◆ **Task objective**
Every line of the material is to be quoted verbatim, minus the pictures.
===== Stored data
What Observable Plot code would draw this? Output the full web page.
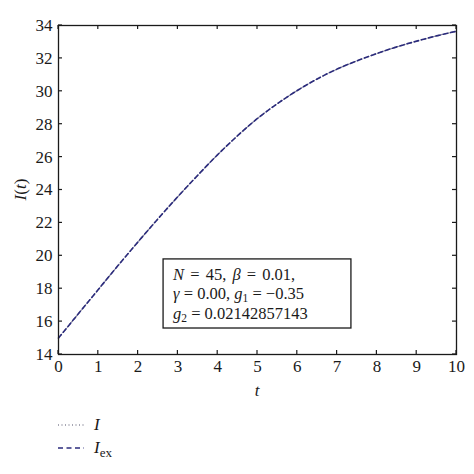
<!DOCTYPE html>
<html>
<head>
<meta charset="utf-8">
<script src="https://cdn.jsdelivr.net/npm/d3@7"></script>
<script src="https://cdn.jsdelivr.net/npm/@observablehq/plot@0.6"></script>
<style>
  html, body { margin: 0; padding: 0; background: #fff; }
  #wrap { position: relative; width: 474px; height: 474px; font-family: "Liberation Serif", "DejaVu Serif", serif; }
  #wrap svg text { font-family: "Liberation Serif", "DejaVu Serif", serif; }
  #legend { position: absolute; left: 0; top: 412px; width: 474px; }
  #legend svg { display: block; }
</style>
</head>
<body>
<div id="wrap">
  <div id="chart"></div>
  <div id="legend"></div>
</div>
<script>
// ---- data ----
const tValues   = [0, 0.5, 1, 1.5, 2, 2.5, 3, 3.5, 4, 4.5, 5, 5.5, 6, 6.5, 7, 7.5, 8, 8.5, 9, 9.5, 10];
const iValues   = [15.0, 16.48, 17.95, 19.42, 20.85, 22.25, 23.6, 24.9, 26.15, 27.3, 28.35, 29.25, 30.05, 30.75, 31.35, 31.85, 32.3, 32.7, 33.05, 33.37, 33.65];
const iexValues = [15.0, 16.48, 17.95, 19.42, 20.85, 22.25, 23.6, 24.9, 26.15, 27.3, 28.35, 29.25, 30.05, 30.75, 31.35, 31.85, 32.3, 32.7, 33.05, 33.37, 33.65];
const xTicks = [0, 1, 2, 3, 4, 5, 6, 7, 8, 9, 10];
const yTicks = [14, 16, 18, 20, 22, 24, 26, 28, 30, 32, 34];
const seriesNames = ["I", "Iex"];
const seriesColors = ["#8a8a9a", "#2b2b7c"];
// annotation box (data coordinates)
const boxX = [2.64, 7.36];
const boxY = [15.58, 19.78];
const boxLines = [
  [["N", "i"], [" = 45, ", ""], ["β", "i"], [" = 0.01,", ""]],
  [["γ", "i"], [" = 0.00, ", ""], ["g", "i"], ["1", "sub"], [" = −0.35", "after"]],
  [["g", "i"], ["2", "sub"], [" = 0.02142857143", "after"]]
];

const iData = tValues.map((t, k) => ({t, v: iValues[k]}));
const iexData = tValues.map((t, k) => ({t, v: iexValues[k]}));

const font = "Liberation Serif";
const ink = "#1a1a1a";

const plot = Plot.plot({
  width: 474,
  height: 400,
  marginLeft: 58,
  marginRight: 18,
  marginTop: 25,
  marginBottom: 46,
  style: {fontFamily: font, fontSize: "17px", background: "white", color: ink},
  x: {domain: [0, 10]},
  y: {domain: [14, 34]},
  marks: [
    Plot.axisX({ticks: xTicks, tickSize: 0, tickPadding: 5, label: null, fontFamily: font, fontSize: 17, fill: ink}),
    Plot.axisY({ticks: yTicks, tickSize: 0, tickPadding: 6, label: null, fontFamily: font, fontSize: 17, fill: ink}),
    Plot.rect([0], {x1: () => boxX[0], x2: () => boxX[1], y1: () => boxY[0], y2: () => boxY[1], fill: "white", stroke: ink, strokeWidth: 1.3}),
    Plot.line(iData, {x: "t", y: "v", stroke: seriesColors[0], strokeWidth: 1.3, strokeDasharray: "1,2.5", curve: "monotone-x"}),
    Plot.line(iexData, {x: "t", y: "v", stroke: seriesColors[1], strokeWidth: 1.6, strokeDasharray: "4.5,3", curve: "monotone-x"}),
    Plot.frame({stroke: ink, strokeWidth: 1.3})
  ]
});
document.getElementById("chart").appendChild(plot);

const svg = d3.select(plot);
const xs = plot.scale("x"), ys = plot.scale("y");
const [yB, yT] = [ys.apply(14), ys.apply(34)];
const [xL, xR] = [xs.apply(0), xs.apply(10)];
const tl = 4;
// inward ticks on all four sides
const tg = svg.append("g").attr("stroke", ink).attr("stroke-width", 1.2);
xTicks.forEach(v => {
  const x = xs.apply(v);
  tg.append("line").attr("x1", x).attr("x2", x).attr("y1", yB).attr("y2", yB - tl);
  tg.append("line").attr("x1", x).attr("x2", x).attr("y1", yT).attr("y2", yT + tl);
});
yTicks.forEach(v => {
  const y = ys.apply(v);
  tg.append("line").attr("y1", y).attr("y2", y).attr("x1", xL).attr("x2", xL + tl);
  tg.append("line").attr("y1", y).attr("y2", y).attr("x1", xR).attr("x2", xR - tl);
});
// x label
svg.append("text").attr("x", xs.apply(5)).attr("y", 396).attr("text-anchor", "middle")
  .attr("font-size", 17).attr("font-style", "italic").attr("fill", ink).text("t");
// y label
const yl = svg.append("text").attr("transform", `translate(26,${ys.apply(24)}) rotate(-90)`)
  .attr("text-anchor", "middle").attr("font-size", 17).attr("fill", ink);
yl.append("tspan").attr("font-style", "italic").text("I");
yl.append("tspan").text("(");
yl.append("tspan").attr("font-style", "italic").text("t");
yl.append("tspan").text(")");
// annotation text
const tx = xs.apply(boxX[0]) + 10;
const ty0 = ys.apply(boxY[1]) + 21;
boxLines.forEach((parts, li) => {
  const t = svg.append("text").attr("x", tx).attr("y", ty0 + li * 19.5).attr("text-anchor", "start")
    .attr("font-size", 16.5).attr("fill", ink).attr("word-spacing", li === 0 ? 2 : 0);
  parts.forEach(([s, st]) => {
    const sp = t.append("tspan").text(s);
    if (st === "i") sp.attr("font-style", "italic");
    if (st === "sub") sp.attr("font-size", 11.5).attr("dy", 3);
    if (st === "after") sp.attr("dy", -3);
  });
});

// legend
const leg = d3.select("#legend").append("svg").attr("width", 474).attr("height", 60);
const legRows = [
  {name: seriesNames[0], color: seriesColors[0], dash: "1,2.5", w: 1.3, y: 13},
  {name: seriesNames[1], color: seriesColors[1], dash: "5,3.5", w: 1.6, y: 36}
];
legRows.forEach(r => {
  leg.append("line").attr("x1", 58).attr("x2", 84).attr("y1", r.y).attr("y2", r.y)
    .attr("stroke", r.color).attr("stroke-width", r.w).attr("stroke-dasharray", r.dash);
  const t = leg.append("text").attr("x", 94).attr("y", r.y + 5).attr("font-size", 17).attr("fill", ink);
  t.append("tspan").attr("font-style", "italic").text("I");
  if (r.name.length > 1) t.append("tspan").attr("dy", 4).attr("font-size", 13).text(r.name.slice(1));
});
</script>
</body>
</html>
==========
◆ **Task solution**
What Observable Plot code would draw this? Output the full web page.
<!DOCTYPE html>
<html>
<head>
<meta charset="utf-8">
<script src="https://cdn.jsdelivr.net/npm/d3@7"></script>
<script src="https://cdn.jsdelivr.net/npm/@observablehq/plot@0.6"></script>
<style>
  html, body { margin: 0; padding: 0; background: #fff; }
  #wrap { position: relative; width: 474px; height: 474px; font-family: "Liberation Serif", "DejaVu Serif", serif; }
  #wrap svg text { font-family: "Liberation Serif", "DejaVu Serif", serif; }
  #legend { position: absolute; left: 0; top: 412px; width: 474px; }
  #legend svg { display: block; }
</style>
</head>
<body>
<div id="wrap">
  <div id="chart"></div>
  <div id="legend"></div>
</div>
<script>
// ---- data ----
const tValues   = [0, 0.5, 1, 1.5, 2, 2.5, 3, 3.5, 4, 4.5, 5, 5.5, 6, 6.5, 7, 7.5, 8, 8.5, 9, 9.5, 10];
const iValues   = [15.0, 16.48, 17.95, 19.42, 20.85, 22.25, 23.6, 24.9, 26.15, 27.3, 28.35, 29.25, 30.05, 30.75, 31.35, 31.85, 32.3, 32.7, 33.05, 33.37, 33.65];
const iexValues = [15.0, 16.48, 17.95, 19.42, 20.85, 22.25, 23.6, 24.9, 26.15, 27.3, 28.35, 29.25, 30.05, 30.75, 31.35, 31.85, 32.3, 32.7, 33.05, 33.37, 33.65];
const xTicks = [0, 1, 2, 3, 4, 5, 6, 7, 8, 9, 10];
const yTicks = [14, 16, 18, 20, 22, 24, 26, 28, 30, 32, 34];
const seriesNames = ["I", "Iex"];
const seriesColors = ["#8a8a9a", "#2b2b7c"];
// annotation box (data coordinates)
const boxX = [2.64, 7.36];
const boxY = [15.58, 19.78];
const boxLines = [
  [["N", "i"], [" = 45, ", ""], ["β", "i"], [" = 0.01,", ""]],
  [["γ", "i"], [" = 0.00, ", ""], ["g", "i"], ["1", "sub"], [" = −0.35", "after"]],
  [["g", "i"], ["2", "sub"], [" = 0.02142857143", "after"]]
];

const iData = tValues.map((t, k) => ({t, v: iValues[k]}));
const iexData = tValues.map((t, k) => ({t, v: iexValues[k]}));

const font = "Liberation Serif";
const ink = "#1a1a1a";

const plot = Plot.plot({
  width: 474,
  height: 400,
  marginLeft: 58,
  marginRight: 18,
  marginTop: 25,
  marginBottom: 46,
  style: {fontFamily: font, fontSize: "17px", background: "white", color: ink},
  x: {domain: [0, 10]},
  y: {domain: [14, 34]},
  marks: [
    Plot.axisX({ticks: xTicks, tickSize: 0, tickPadding: 5, label: null, fontFamily: font, fontSize: 17, fill: ink}),
    Plot.axisY({ticks: yTicks, tickSize: 0, tickPadding: 6, label: null, fontFamily: font, fontSize: 17, fill: ink}),
    Plot.rect([0], {x1: () => boxX[0], x2: () => boxX[1], y1: () => boxY[0], y2: () => boxY[1], fill: "white", stroke: ink, strokeWidth: 1.3}),
    Plot.line(iData, {x: "t", y: "v", stroke: seriesColors[0], strokeWidth: 1.3, strokeDasharray: "1,2.5", curve: "monotone-x"}),
    Plot.line(iexData, {x: "t", y: "v", stroke: seriesColors[1], strokeWidth: 1.6, strokeDasharray: "4.5,3", curve: "monotone-x"}),
    Plot.frame({stroke: ink, strokeWidth: 1.3})
  ]
});
document.getElementById("chart").appendChild(plot);

const svg = d3.select(plot);
const xs = plot.scale("x"), ys = plot.scale("y");
const [yB, yT] = [ys.apply(14), ys.apply(34)];
const [xL, xR] = [xs.apply(0), xs.apply(10)];
const tl = 4;
// inward ticks on all four sides
const tg = svg.append("g").attr("stroke", ink).attr("stroke-width", 1.2);
xTicks.forEach(v => {
  const x = xs.apply(v);
  tg.append("line").attr("x1", x).attr("x2", x).attr("y1", yB).attr("y2", yB - tl);
  tg.append("line").attr("x1", x).attr("x2", x).attr("y1", yT).attr("y2", yT + tl);
});
yTicks.forEach(v => {
  const y = ys.apply(v);
  tg.append("line").attr("y1", y).attr("y2", y).attr("x1", xL).attr("x2", xL + tl);
  tg.append("line").attr("y1", y).attr("y2", y).attr("x1", xR).attr("x2", xR - tl);
});
// x label
svg.append("text").attr("x", xs.apply(5)).attr("y", 396).attr("text-anchor", "middle")
  .attr("font-size", 17).attr("font-style", "italic").attr("fill", ink).text("t");
// y label
const yl = svg.append("text").attr("transform", `translate(26,${ys.apply(24)}) rotate(-90)`)
  .attr("text-anchor", "middle").attr("font-size", 17).attr("fill", ink);
yl.append("tspan").attr("font-style", "italic").text("I");
yl.append("tspan").text("(");
yl.append("tspan").attr("font-style", "italic").text("t");
yl.append("tspan").text(")");
// annotation text
const tx = xs.apply(boxX[0]) + 10;
const ty0 = ys.apply(boxY[1]) + 21;
boxLines.forEach((parts, li) => {
  const t = svg.append("text").attr("x", tx).attr("y", ty0 + li * 19.5).attr("text-anchor", "start")
    .attr("font-size", 16.5).attr("fill", ink).attr("word-spacing", li === 0 ? 2 : 0);
  parts.forEach(([s, st]) => {
    const sp = t.append("tspan").text(s);
    if (st === "i") sp.attr("font-style", "italic");
    if (st === "sub") sp.attr("font-size", 11.5).attr("dy", 3);
    if (st === "after") sp.attr("dy", -3);
  });
});

// legend
const leg = d3.select("#legend").append("svg").attr("width", 474).attr("height", 60);
const legRows = [
  {name: seriesNames[0], color: seriesColors[0], dash: "1,2.5", w: 1.3, y: 13},
  {name: seriesNames[1], color: seriesColors[1], dash: "5,3.5", w: 1.6, y: 36}
];
legRows.forEach(r => {
  leg.append("line").attr("x1", 58).attr("x2", 84).attr("y1", r.y).attr("y2", r.y)
    .attr("stroke", r.color).attr("stroke-width", r.w).attr("stroke-dasharray", r.dash);
  const t = leg.append("text").attr("x", 94).attr("y", r.y + 5).attr("font-size", 17).attr("fill", ink);
  t.append("tspan").attr("font-style", "italic").text("I");
  if (r.name.length > 1) t.append("tspan").attr("dy", 4).attr("font-size", 13).text(r.name.slice(1));
});
</script>
</body>
</html>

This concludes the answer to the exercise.